Dans le cadre de l’affaire S.S. et autres c. Italie (n. 21660/18), les requérants visent à obtenir justice devant la Cour européenne, en faisant valoir que l’Italie a bafoué ses obligations aux termes de la Convention européenne des droits de l’homme en coopérant avec la Libye afin que les garde-côtes libyens interceptent en mer des personnes et les ramènent dans le pays. Les requérants ont affirmé à la Cour que les personnes reconduites en Libye sont régulièrement exposées à des actes de torture et à d’autres atteintes aux droits humains, notamment dans le cadre de leur confinement systématique dans des centres de détention, où elles sont détenues arbitrairement.
Dans l’arrêt de l’affaire Hirsi Jamaa et autres c. Italie (n. 27765/09) en 2012, la Cour européenne des droits de l’homme avait estimé que la pratique de l’interception en mer des migrants et de leur reconduite de force en Libye violait la Convention européenne des droits de l’homme, notamment l’interdiction de renvoyer des personnes dans des pays où elles risquent d’être soumises à des atteintes aux droits humains. Depuis lors, Amnesty International et Human Rights Watch ont recueilli de manière systématique des informations sur les atteintes aux droits humains qui perdurent en Libye contre les réfugiés, les demandeurs d’asile et les migrants. Les deux organisations ont condamné la coopération et le soutien, que l’Union européenne, et l’Italie en particulier, a fournis à la Libye. Cet aide a conduit à des détentions arbitraires et prolongées de personnes en Libye et à des violences à leur encontre.

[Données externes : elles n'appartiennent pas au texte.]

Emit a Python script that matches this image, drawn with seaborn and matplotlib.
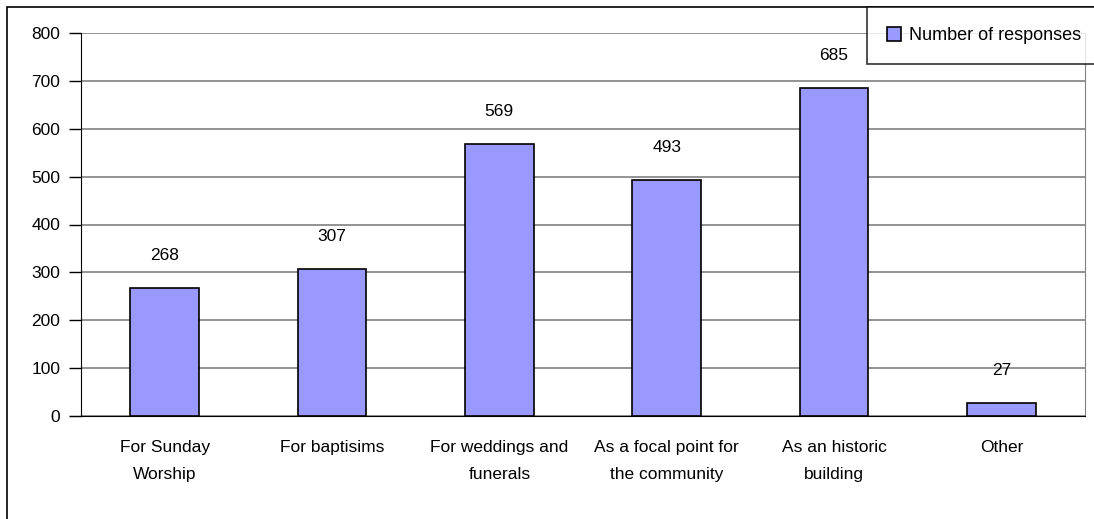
import matplotlib
matplotlib.use("Agg")
import matplotlib.pyplot as plt
import matplotlib.patches as mpatches
import seaborn as sns
import pandas as pd

categories = ["For Sunday\nWorship", "For baptisims", "For weddings and\nfunerals",
              "As a focal point for\nthe community", "As an historic\nbuilding", "Other"]
responses = [268, 307, 569, 493, 685, 27]
yticks = [0, 100, 200, 300, 400, 500, 600, 700, 800]

df = pd.DataFrame({"category": categories, "responses": responses})

sns.set_style("white", {"text.color": "black", "xtick.color": "black", "ytick.color": "black"})
plt.rcParams["font.family"] = ["Liberation Sans Narrow", "Liberation Sans", "DejaVu Sans"]

fig = plt.figure(figsize=(10.94, 5.19), dpi=100)
ax = fig.add_axes([81 / 1094, 1 - 416 / 519, (1085 - 81) / 1094, (416 - 33) / 519])

sns.barplot(data=df, x="category", y="responses", color="#9999FF", saturation=1,
            width=0.41, edgecolor="black", linewidth=1.2, ax=ax, zorder=3)

for i, v in enumerate(responses):
    ax.text(i, v + 68, str(v), ha="center", va="center", fontsize=12.5, color="black")

ax.set_xlim(-0.5, 5.5)
ax.set_ylim(0, 800)
ax.set_yticks(yticks)
ax.set_yticklabels([str(t) for t in yticks], fontsize=12.5)
ax.yaxis.grid(True, color="#808080", linewidth=1.2, zorder=0)
ax.set_axisbelow(True)
ax.set_xlabel("")
ax.set_ylabel("")

ax.set_xticks([i - 0.5 for i in range(7)], minor=False)
ax.set_xticklabels([])
ax.set_xticks(range(6), minor=True)
ax.set_xticklabels(categories, minor=True, fontsize=12.5, linespacing=2.0)
ax.tick_params(axis="x", which="major", direction="out", length=8, width=1, color="black")
ax.tick_params(axis="x", which="minor", length=0, pad=17)
ax.tick_params(axis="y", direction="out", length=9, width=1, color="black", left=True, pad=6)

ax.spines["top"].set_visible(False)
ax.spines["right"].set_color("#808080")
ax.spines["left"].set_color("black")
ax.spines["bottom"].set_color("black")
ax.spines["bottom"].set_bounds(-0.565, 5.5)

border = mpatches.Rectangle((7 / 1094, -0.1), 1.2, 1.1 - 7 / 519, transform=fig.transFigure,
                            fill=False, edgecolor="black", linewidth=1.2)
fig.patches.append(border)

handle = mpatches.Patch(facecolor="#9999FF", edgecolor="black", linewidth=1.2,
                        label="Number of responses")
leg = fig.legend(handles=[handle], loc="upper left",
                 bbox_to_anchor=(867 / 1094, 1 - 7 / 519, 0.3, 0.0), mode="expand",
                 fontsize=13, frameon=True, fancybox=False, handlelength=0.8, handleheight=0.8,
                 handletextpad=0.45, borderpad=1.1, borderaxespad=0)
leg.get_frame().set_edgecolor("black")
leg.get_frame().set_linewidth(1.2)

fig.savefig("out.png", dpi=100)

L’intervention conjointe montre que l’Italie joue un rôle déterminant en soutenant et en orientant le contrôle des migrations de la Libye afin que celle-ci poursuive une politique visant à intercepter en mer les migrants et à les ramener en Libye. Cette politique avait été condamnée par la Cour en 2012. Amnesty International et Human Rights Watch font valoir que l’Italie a sa part de responsabilité dans les violations de droits humains qui résultent des opérations maritimes conduites par les autorités libyennes, au cours desquelles ces dernières ont recours à une force injustifiée ou disproportionnée, ou qui aboutissent au renvoi de personnes vers des situations de violence. L’intervention présente également des données actualisées concernant les conditions de vie inhumaines des réfugiés et des migrants en Libye et les violences dont ils sont l’objet, commises ou tolérées par les autorités libyennes.

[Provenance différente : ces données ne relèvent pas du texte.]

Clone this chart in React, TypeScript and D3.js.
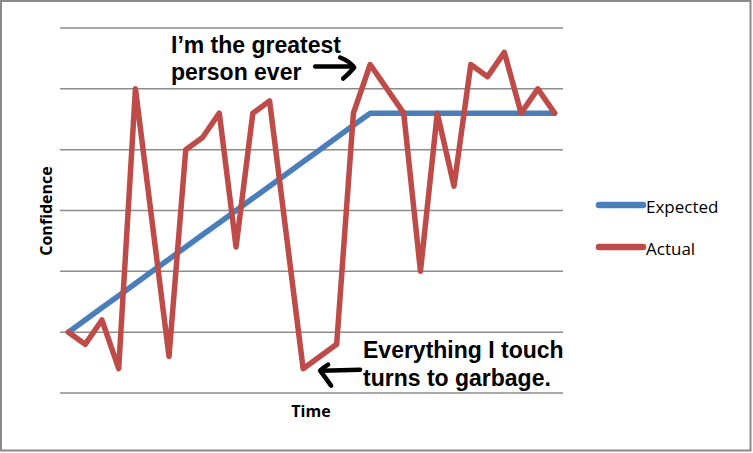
import React from 'react';
import * as d3 from 'd3';

const steps = d3.range(30);
const expected = [1.0, 1.2, 1.4, 1.6, 1.8, 2.0, 2.2, 2.4, 2.6, 2.8, 3.0, 3.2, 3.4, 3.6, 3.8, 4.0, 4.2, 4.4, 4.6, 4.6,
  4.6, 4.6, 4.6, 4.6, 4.6, 4.6, 4.6, 4.6, 4.6, 4.6];
const actual = [1.0, 0.8, 1.2, 0.4, 5.0, 2.8, 0.6, 4.0, 4.2, 4.6, 2.4, 4.6, 4.8, 2.6, 0.4, 0.6, 0.8, 4.6, 5.4, 5.0,
  4.6, 2.0, 4.6, 3.4, 5.4, 5.2, 5.6, 4.6, 5.0, 4.6];
const gridValues = [0, 1, 2, 3, 4, 5, 6];
const seriesNames = ['Expected', 'Actual'];
const seriesColors = ['#4a7ebb', '#be4b48'];

const W = 753;
const H = 453;

const App = () => {
  const x = d3.scalePoint<number>().domain(steps).range([60, 563]).padding(0.5);
  const y = d3.scaleLinear().domain([0, 6]).range([393, 28]);

  const line = d3.line<number>()
    .x((d, i) => x(i) as number)
    .y(d => y(d));

  const series = [expected, actual];

  // annotation arrows anchored to the data points they point at
  const tip1 = { x: (x(18) as number) - 16, y: y(actual[18]) + 3 };
  const tip2 = { x: (x(14) as number) + 17, y: y(actual[14]) + 2 };

  const annoFont = "'Liberation Sans', Arial, sans-serif";
  const labelFont = "'Open Sans', 'Noto Sans', sans-serif";

  return (
    <svg width={W} height={H} style={{ position: 'absolute', left: 0, top: 0, background: '#fff' }}>
      <rect x={1} y={1} width={749.5} height={449.5} fill="#fff" stroke="#8a8a8a" strokeWidth={2} />

      {gridValues.map(v => (
        <line key={v} x1={60} x2={563} y1={y(v)} y2={y(v)} stroke="#8c8c8c" strokeWidth={1.5} />
      ))}

      {series.map((s, i) => (
        <path key={i} d={line(s) as string} fill="none" stroke={seriesColors[i]} strokeWidth={5.5}
          strokeLinejoin="round" strokeLinecap="round" />
      ))}

      <text transform="translate(52,211) rotate(-90)" textAnchor="middle" fontFamily={labelFont}
        fontWeight="bold" fontSize={16}>Confidence</text>
      <text x={311} y={417} textAnchor="middle" fontFamily={labelFont} fontWeight="bold" fontSize={16}>Time</text>

      {seriesNames.map((n, i) => (
        <g key={n} transform={`translate(0,${205 + i * 42})`}>
          <line x1={599} x2={643} y1={0} y2={0} stroke={seriesColors[i]} strokeWidth={6.5} strokeLinecap="round" />
          <text x={646} y={8} fontFamily={labelFont} fontSize={17} fill="#000">{n}</text>
        </g>
      ))}

      <text fontFamily={annoFont} fontWeight="bold" fontSize={23} fill="#000">
        <tspan x={171} y={53}>I’m the greatest</tspan>
        <tspan x={171} y={80}>person ever</tspan>
      </text>
      <text fontFamily={annoFont} fontWeight="bold" fontSize={23} fill="#000">
        <tspan x={363} y={358}>Everything I touch</tspan>
        <tspan x={363} y={386}>turns to garbage.</tspan>
      </text>

      <g fill="none" stroke="#000" strokeWidth={4.5} strokeLinecap="round" strokeLinejoin="round">
        <path d={`M${tip1.x - 39},${tip1.y - 1} L${tip1.x - 1},${tip1.y - 1}`} />
        <path d={`M${tip1.x - 14},${tip1.y - 10} Q${tip1.x - 4},${tip1.y - 6} ${tip1.x},${tip1.y} Q${tip1.x - 5},${tip1.y + 6} ${tip1.x - 11},${tip1.y + 11}`} />
        <path d={`M${tip2.x + 40},${tip2.y - 1} L${tip2.x + 1},${tip2.y}`} />
        <path d={`M${tip2.x + 8},${tip2.y - 6} Q${tip2.x + 3},${tip2.y - 3} ${tip2.x},${tip2.y} Q${tip2.x + 6},${tip2.y + 8} ${tip2.x + 11},${tip2.y + 15}`} />
      </g>
    </svg>
  );
};

export default App;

Bien qu’étant parfaitement au courant de la situation, l’Italie et les autres membres de l’Union européenne se sont engagés à aider les autorités libyennes à contenir les migrants et les réfugiés en Libye sans conditionner cet appui à des mesures de prévention des violations graves des droits humains, telles que la fermeture des centres de détention et la libération de milliers de personnes détenues illégalement. Au contraire, les garde-côtes libyens continuent de bénéficier sans restriction d’une assistance pour qu’ils renvoient les personnes interceptées en mer vers la Libye afin qu’elles soient détenues pour une durée indéterminée.
Cette affaire représente une occasion unique d’établir les responsabilités au regard de la Convention européenne concernant le rôle important joué par l’Italie dans la définition de la frontière libyenne ainsi que dans l’élaboration de la politique de contrôle des migrations de la Libye. Le soutien apporté par l’Italie et plus largement par l’Union européenne à la Libye a contribué de façon décisive à la perpétuation de graves atteintes aux droits humains par les autorités libyennes contre les réfugiés et les migrants lors des interceptions en mer et à leur retour en Libye. Cela ne doit pas, en tant que tel, être sans conséquences.
Le cœur de l’affaire est constitué par des faits qui se sont produits le 6 novembre 2017, lorsqu’un canot pneumatique comprenant environ 150 personnes a commencé à couler dans les eaux internationales au large des côtes libyennes. Un navire de sauvetage appartenant à l’organisation non gouvernementale Sea-Watch et une vedette de patrouille des garde-côtes libyens, offerte par l’Italie, mais circulant en liaison avec le gouvernement d’Entente nationale reconnu par les Nations unies, sont arrivés sur les lieux du naufrage. Selon 17 rescapés qui sont les requérants dans l’affaire, les garde-côtes libyens ont cherché à entraver le travail de l’équipage du Sea-Watch 3, qui avait commencé à secourir les naufragés, en leur jetant des objets et ils ont également frappé et menacé des personnes embarquées sur leur vedette, dont certaines s’étaient jetées à l’eau pendant l’opération.
Les garde-côtes libyens ont ramené 47 personnes en Libye où elles ont été placées en détention et exposées à des atteintes aux droits humains. Le navire du Sea-Watch a sauvé un certain nombre de personnes qui ont été débarquées en Italie, notamment 15 des requérants de cette affaire. Un nombre indéterminé de personnes sont mortes, parmi lesquelles de jeunes enfants de deux requérants.